Burke: 'I was out of work for four months because of the cruciate injury'

Fintan Burke looks set to follow his cousin David Burke into the Galway senior team and the strength and resilience he will bring has been illustrated by his remarkable recovery from a cruciate injury on St Patrick’s Day to help inspire St Thomas’ to their third county title in four years on Sunday.

Burke: 'I was out of work for four months because of the cruciate injury'

Fintan Burke looks set to follow his cousin David Burke into the Galway senior team and the strength and resilience he will bring has been illustrated by his remarkable recovery from a cruciate injury on St Patrick’s Day to help inspire St Thomas’ to their third county title in four years on Sunday.

The powerfully built 22-year old looked set to make his senior breakthrough with Galway during the summer until he suffered the knee injury in the All-Ireland club final loss to Ballyhale Shamrocks.

But he didn’t dwell on his bad luck and St Thomas’ manager Kevin Lally revealed that Burke made a promise in the dressing room in Croke Park after their loss to the Kilkenny champions in March.

“He got the news in the dressing room afterwards that he had torn his cruciate and he turned around and said to me that he would be back for a county final if we got there.

“What the guy has done to get himself right is unreal … double gym sessions, brilliant around the set-up all year, never anything negative, always driving lads on, an ultra-professional,” said Lally.

Burke, an electrician with the company run by club chairman Colin Burke, spent four months out of work but was determined to give himself every chance of being available if St Thomas’ made the Galway decider.

“It just had to be done,” said Burke, who played most of his underage club hurling in attack before moving to defence for the Galway U20s. “It was always in the back of my mind that I might make it back if we got to a county final.
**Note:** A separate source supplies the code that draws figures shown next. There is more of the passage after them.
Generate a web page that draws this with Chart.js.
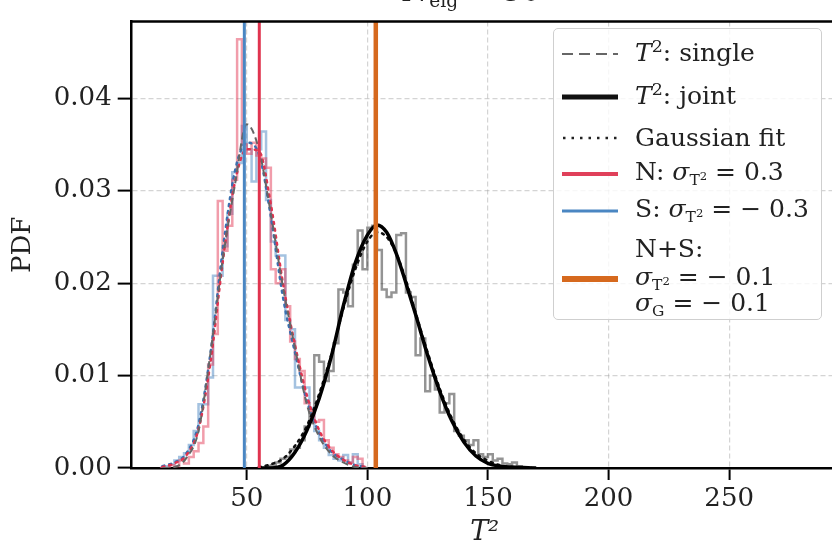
<!DOCTYPE html>
<html>
<head>
<meta charset="utf-8">
<script src="https://cdn.jsdelivr.net/npm/chart.js@4.4.1/dist/chart.umd.min.js"></script>
<style>
  html,body{margin:0;padding:0;background:#fff;overflow:hidden;}
  #wrap{position:relative;width:832px;height:543px;overflow:hidden;}
  #c{position:absolute;left:0;top:0;}
  #title{position:absolute;left:403px;top:-24px;font-family:"DejaVu Serif";font-size:30px;line-height:30px;color:#222;white-space:nowrap;}
  #legend{position:absolute;left:553px;top:28px;width:269px;height:292px;box-sizing:border-box;
    background:rgba(255,255,255,0.8);border:1px solid #cfcfcf;border-radius:5px;
    font-family:"DejaVu Serif";font-size:25px;color:#222;}
  .row{position:absolute;left:0;height:0;width:100%;}
  .row svg{position:absolute;left:7px;top:-6px;}
  .row span{position:absolute;left:81px;top:0;transform:translateY(-50%);white-space:nowrap;line-height:28px;}
  sup.s{font-size:0.7em;position:relative;top:-0.5em;vertical-align:baseline;}
  sub.s{font-size:0.62em;position:relative;top:0.3em;vertical-align:baseline;}
  sub.s sup{font-size:0.75em;position:relative;top:-0.4em;vertical-align:baseline;}
</style>
</head>
<body>
<div id="wrap">
  <canvas id="c" width="860" height="543"></canvas>
  <div id="title"><i>N</i><sub class="s">eig</sub> = 50</div>
  <div id="legend">
    <div class="row" style="top:25px"><svg width="58" height="12"><line x1="1" y1="6" x2="57" y2="6" stroke="#666" stroke-width="2" stroke-dasharray="11,6"/></svg><span><i>T</i><sup class="s">2</sup>: single</span></div>
    <div class="row" style="top:68px"><svg width="58" height="12"><line x1="1" y1="6" x2="57" y2="6" stroke="#111" stroke-width="5"/></svg><span><i>T</i><sup class="s">2</sup>: joint</span></div>
    <div class="row" style="top:109px"><svg width="58" height="12"><line x1="2" y1="6" x2="57" y2="6" stroke="#222" stroke-width="2.5" stroke-dasharray="2.5,6"/></svg><span>Gaussian fit</span></div>
    <div class="row" style="top:145px"><svg width="58" height="12"><line x1="1" y1="6" x2="57" y2="6" stroke="#e0405a" stroke-width="4"/></svg><span>N: <i>σ</i><sub class="s">T<sup>2</sup></sub> = 0.3</span></div>
    <div class="row" style="top:182px"><svg width="58" height="12"><line x1="1" y1="6" x2="57" y2="6" stroke="#4a86c2" stroke-width="3"/></svg><span>S: <i>σ</i><sub class="s">T<sup>2</sup></sub> = − 0.3</span></div>
    <div class="row" style="top:220px"><span>N+S:</span></div>
    <div class="row" style="top:250px"><svg width="58" height="12"><line x1="1" y1="6" x2="57" y2="6" stroke="#d6691e" stroke-width="6"/></svg><span><i>σ</i><sub class="s">T<sup>2</sup></sub> = − 0.1</span></div>
    <div class="row" style="top:275px"><span><i>σ</i><sub class="s">G</sub> = − 0.1</span></div>
  </div>
</div>
<script>
// ---------------- DATA ----------------
// step histograms (bin width 2), values = PDF per bin
const singleBinStart = 14;
const jointBinStart = 56;
const binWidth = 2;

const nHist = [0,0,0.0003,0.0002,0.0008,0.0005,0.0012,0.0018,0.0027,0.0045,
  0.0112,0.0145,0.0289,0.0235,0.0262,0.0312,0.0464,0.0350,0.0340,0.0352,
  0.0338,0.0335,0.0325,0.0215,0.0200,0.0215,0.0175,0.0137,0.0118,0.0105,
  0.0070,0.0062,0.0050,0.0052,0.0030,0.0022,0.0015,0.0012,0.0008,0.0006,
  0.0012,0.0010,0];

const sHist = [0,0.0002,0.0004,0.0008,0.0012,0.0016,0.0025,0.0040,0.0069,0.0069,
  0.0098,0.0208,0.0208,0.0240,0.0275,0.0320,0.0330,0.0370,0.0345,0.0310,
  0.0345,0.0364,0.0290,0.0245,0.0230,0.0230,0.0160,0.0150,0.0087,0.0087,
  0.0087,0.0065,0.0040,0.0030,0.0022,0.0014,0.0010,0.0008,0.0014,0.0006,
  0.0015,0.0004,0];

const jointHist = [0,0.0002,0.0003,0.0006,0.0010,0.0012,0.0020,0.0022,0.0030,0.0045,
  0.0060,0.0122,0.0115,0.0094,0.0105,0.0135,0.0193,0.0190,0.0175,0.0220,
  0.0257,0.0215,0.0260,0.0262,0.0236,0.0193,0.0185,0.0190,0.0252,0.0254,
  0.0190,0.0185,0.0122,0.0140,0.0083,0.0100,0.0085,0.0060,0.0070,0.0080,
  0.0040,0.0035,0.0030,0.0025,0.0030,0.0015,0.0012,0.0015,0.0008,0.0010,
  0.0005,0.0004,0.0006,0.0002,0];

// smooth curves
const leftX = [15,20,25,30,35,40,45,50,55,60,65,70,75,80,85,90,95,100];
const singleCurve = [0,0.0001,0.0011,0.0040,0.0125,0.0225,0.0305,0.0372,0.0345,0.0275,0.0196,0.0130,0.0068,0.0034,0.0015,0.0006,0.0001,0];
const nFit = [0.0001,0.0005,0.0014,0.0042,0.0115,0.0222,0.0308,0.0345,0.0343,0.0285,0.0200,0.0133,0.0078,0.0041,0.0020,0.0009,0.0003,0.0001];
const sFit = [0.0002,0.0006,0.0016,0.0047,0.0125,0.0235,0.0320,0.0352,0.0340,0.0272,0.0185,0.0125,0.0072,0.0038,0.0018,0.0009,0.0003,0.0001];

const jointX = [55,60,65,70,75,80,85,90,95,100,104,108,112,116,120,125,130,135,140,145,150,155,160,170];
const jointCurve = [0,0,0.0003,0.0017,0.0041,0.0075,0.0120,0.0175,0.0222,0.0252,0.0263,0.0255,0.0232,0.0200,0.0166,0.0122,0.0083,0.0051,0.0028,0.0013,0.0005,0.0002,0.0001,0];
const jointFit = [0.0001,0.0004,0.0010,0.0024,0.0046,0.0080,0.0122,0.0172,0.0215,0.0245,0.0255,0.0250,0.0232,0.0203,0.0168,0.0125,0.0086,0.0054,0.0031,0.0016,0.0008,0.0003,0.0001,0];

// vertical markers: N, S, N+S
const markerX = [55.2, 49.0, 103.5];
const markerColors = ["#e0344f","#4a86c2","#d6691e"];
const markerWidths = [3, 3, 4.5];

const xMin = 2.3, xMax = 295;
const yMin = 0, yMax = 0.0483;
const xTickStep = 50, yTickStep = 0.01;

// ---------------- HELPERS ----------------
function histPoints(start, vals){
  const pts = vals.map((v,i) => ({x: start + i*binWidth, y: v}));
  pts.push({x: start + vals.length*binWidth, y: 0});
  return pts;
}
function curvePoints(xs, ys){
  return xs.map((x,i) => ({x: x, y: ys[i]}));
}

const datasets = [];

markerX.forEach((x,i) => {
  datasets.push({
    data:[{x:x,y:yMin},{x:x,y:yMax+0.01}],
    borderColor: markerColors[i], borderWidth: markerWidths[i],
    pointRadius:0, order:0
  });
});

datasets.push({data: curvePoints(jointX, jointCurve), borderColor:"#000", borderWidth:3.5,
  pointRadius:0, cubicInterpolationMode:"monotone", order:1});
datasets.push({data: curvePoints(jointX, jointFit), borderColor:"#111", borderWidth:2.5,
  borderDash:[2,5], borderCapStyle:"round", pointRadius:0, cubicInterpolationMode:"monotone", order:1});
datasets.push({data: curvePoints(leftX, singleCurve), borderColor:"#666", borderWidth:2,
  borderDash:[7,4], pointRadius:0, cubicInterpolationMode:"monotone", order:1});
datasets.push({data: curvePoints(leftX, nFit), borderColor:"#e0344f", borderWidth:2.5,
  borderDash:[2,5], borderCapStyle:"round", pointRadius:0, cubicInterpolationMode:"monotone", order:1});
datasets.push({data: curvePoints(leftX, sFit), borderColor:"#3a70b0", borderWidth:2.5,
  borderDash:[2,5], borderCapStyle:"round", pointRadius:0, cubicInterpolationMode:"monotone", order:1});

datasets.push({data: histPoints(singleBinStart, nHist), borderColor:"rgba(228,60,88,0.5)", borderWidth:2.5,
  stepped:"before", pointRadius:0, order:2});
datasets.push({data: histPoints(singleBinStart, sHist), borderColor:"rgba(74,134,194,0.5)", borderWidth:2.5,
  stepped:"before", pointRadius:0, order:2});
datasets.push({data: histPoints(jointBinStart, jointHist), borderColor:"rgba(0,0,0,0.42)", borderWidth:2.5,
  stepped:"before", pointRadius:0, order:2});

// top spine (Chart.js has no top border of its own)
const topSpine = {
  id:"topSpine",
  afterDatasetsDraw(chart){
    const a = chart.chartArea, ctx = chart.ctx;
    ctx.save();
    ctx.strokeStyle = "#000";
    ctx.lineWidth = 2.5;
    ctx.beginPath();
    ctx.moveTo(a.left - 1.25, a.top);
    ctx.lineTo(a.right, a.top);
    ctx.stroke();
    ctx.restore();
  }
};

const tickFont = {family:"DejaVu Serif", size:26};

new Chart(document.getElementById("c"), {
  type:"line",
  data:{datasets: datasets},
  plugins:[topSpine],
  options:{
    responsive:false,
    animation:false,
    devicePixelRatio:1,
    layout:{padding:{top:15, right:22.3, left:0, bottom:0}},
    plugins:{legend:{display:false}, tooltip:{enabled:false}},
    elements:{line:{fill:false}},
    scales:{
      x:{
        type:"linear", min:xMin, max:xMax,
        afterFit: s => { s.height = 75; },
        ticks:{stepSize:xTickStep, includeBounds:false, autoSkip:false, maxRotation:0,
          font:tickFont, color:"#222", padding:4},
        grid:{color:"rgba(170,170,170,0.5)", lineWidth:1.2, tickColor:"#000", tickWidth:2, tickLength:12},
        border:{color:"#000", width:2.5, dash:[5,3]},
        title:{display:true, text:"T²", font:{family:"DejaVu Serif", size:27, style:"italic"},
          color:"#222", padding:{top:0,bottom:-6}}
      },
      y:{
        min:yMin, max:yMax,
        afterFit: s => { s.width = 131.7; },
        ticks:{stepSize:yTickStep, includeBounds:false, font:tickFont, color:"#222", padding:6,
          callback: v => v.toFixed(2)},
        grid:{color:"rgba(170,170,170,0.5)", lineWidth:1.2, tickColor:"#000", tickWidth:2, tickLength:14},
        border:{color:"#000", width:2.5, dash:[5,3]},
        title:{display:true, text:"PDF", font:{family:"DejaVu Serif", size:26}, color:"#222",
          padding:{top:8,bottom:0}}
      }
    }
  }
});
</script>
</body>
</html>
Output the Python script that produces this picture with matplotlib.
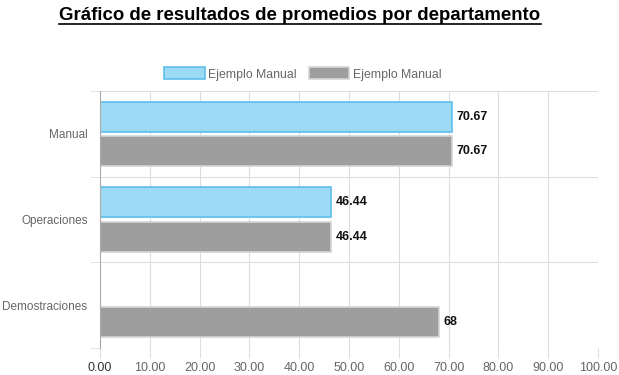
import numpy as np
import matplotlib.pyplot as plt

plt.rcParams['font.family'] = ['Liberation Sans', 'DejaVu Sans']

# Data
departments = ["Manual", "Operaciones", "Demostraciones"]
series_labels = ["Ejemplo Manual", "Ejemplo Manual"]
blue_values = [70.67, 46.44, None]
gray_values = [70.67, 46.44, 68]
blue_text = ["70.67", "46.44", ""]
gray_text = ["70.67", "46.44", "68"]
x_ticks = [0, 10, 20, 30, 40, 50, 60, 70, 80, 90, 100]

fig = plt.figure(figsize=(6.19, 3.75), dpi=100)
ax = fig.add_axes([100 / 619, 27 / 375, 498 / 619, 257 / 375])

pos = np.arange(len(departments))
bar_h = 0.35
offset = 0.2

blue_plot = [v if v is not None else 0 for v in blue_values]
blue_bars = ax.barh(pos - offset, blue_plot, height=bar_h, color='#9cdaf6',
                    edgecolor='#5cbfea', linewidth=1.2, label=series_labels[0], zorder=3)
gray_bars = ax.barh(pos + offset, gray_values, height=bar_h, color='#9e9e9e',
                    edgecolor='#d4d4d4', linewidth=1.2, label=series_labels[1], zorder=3)
for b, v in zip(blue_bars, blue_values):
    if v is None:
        b.set_visible(False)

# value labels
for i, (bv, t) in enumerate(zip(blue_values, blue_text)):
    if bv is not None:
        ax.text(bv + 0.9, pos[i] - offset, t, va='center', ha='left',
                fontsize=9, fontweight='bold', color='#111111')
for i, (gv, t) in enumerate(zip(gray_values, gray_text)):
    ax.text(gv + 0.9, pos[i] + offset, t, va='center', ha='left',
            fontsize=9, fontweight='bold', color='#111111')

ax.set_xlim(0, 100)
ax.set_ylim(2.5, -0.5)
ax.set_xticks(x_ticks)
ax.set_xticklabels([f"{v:.2f}" for v in x_ticks], color='#666666', fontsize=9)
ax.get_xticklabels()[0].set_color('#333333')
ax.set_yticks(pos)
ax.set_yticklabels(departments, color='#666666', fontsize=8.5)
ax.tick_params(axis='y', length=0, pad=9)
ax.tick_params(axis='x', length=7, color='#dddddd', pad=3)

# grid lines at band boundaries and at each x tick
ax.set_yticks([-0.5, 0.5, 1.5, 2.5], minor=True)
ax.tick_params(axis='y', which='minor', length=7, color='#dddddd')
ax.grid(True, axis='x', color='#dddddd', linewidth=0.8, zorder=0)
ax.grid(True, axis='y', which='minor', color='#dddddd', linewidth=0.8, zorder=0)

for s in ['top', 'right', 'bottom']:
    ax.spines[s].set_visible(False)
ax.spines['left'].set_color('#aaaaaa')
ax.spines['left'].set_zorder(4)

leg = fig.legend(handles=[blue_bars, gray_bars], labels=series_labels, loc='center',
                 bbox_to_anchor=(303 / 619, 1 - 74 / 375), ncol=2, frameon=False,
                 fontsize=8.8, handlelength=3.3, handleheight=1.1, columnspacing=1.0,
                 handletextpad=0.3)
for t in leg.get_texts():
    t.set_color('#666666')

fig.text(300 / 619, 1 - 16 / 375, "Gráfico de resultados de promedios por departamento",
         ha='center', va='center', fontsize=13.4, fontweight='bold', color='black')
# underline for the title
fig.canvas.draw()
title = fig.texts[-1]
bb = title.get_window_extent().transformed(fig.transFigure.inverted())
fig.add_artist(plt.Line2D([bb.x0, bb.x1], [bb.y0 + 0.002, bb.y0 + 0.002],
                          color='black', linewidth=1.2, transform=fig.transFigure))

fig.savefig("out.png", dpi=100)
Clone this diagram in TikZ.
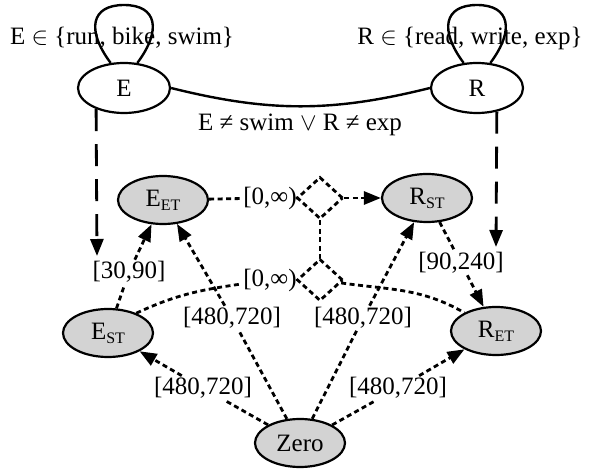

It was just something to work towards, kind of something to get you up in the morning and get you going to the gym.

“People see you doing the cruciate and they kind of forget about you then until you come back, they don’t realise what has to go in … physio three or four times a week. It’s torture, even the mental side of it, you are sitting at home and the boys are going training or going off doing things and you just have to sit at home.

“From when I did my injury I was out of work for four months. You have nothing to do during the day and nothing to do but go to the gym and work away.”

St Thomas’, despite losing their opening round game to the Liam Mellows side that they went onto beat in Sunday’s final for the second year in a row, did enough to advance to the knockout stages.

Burke kept working away but didn’t feature in the quarter-final win over Tommy Larkins or the semi-final victory against Turloughmore but then last Wednesday got the clearance he was looking for over the past few months.

And what an impact he made when he came on in the second half, shooting two points and setting up the insurance point for his cousin Eanna Burke to seal the 1-13 to 0-14 win.

“I went back training after the quarter-final, just praying that the boys would pull through.

“I only got the go-ahead in Santry from my surgeon Ray Moran last Wednesday evening, so it was great to come on.

“The boys just said to go on, give it your all, break some ball. I don’t think they expected me to score but it made it all worthwhile in the end.

“All the hard work of the past few months was worth it,” added Burke.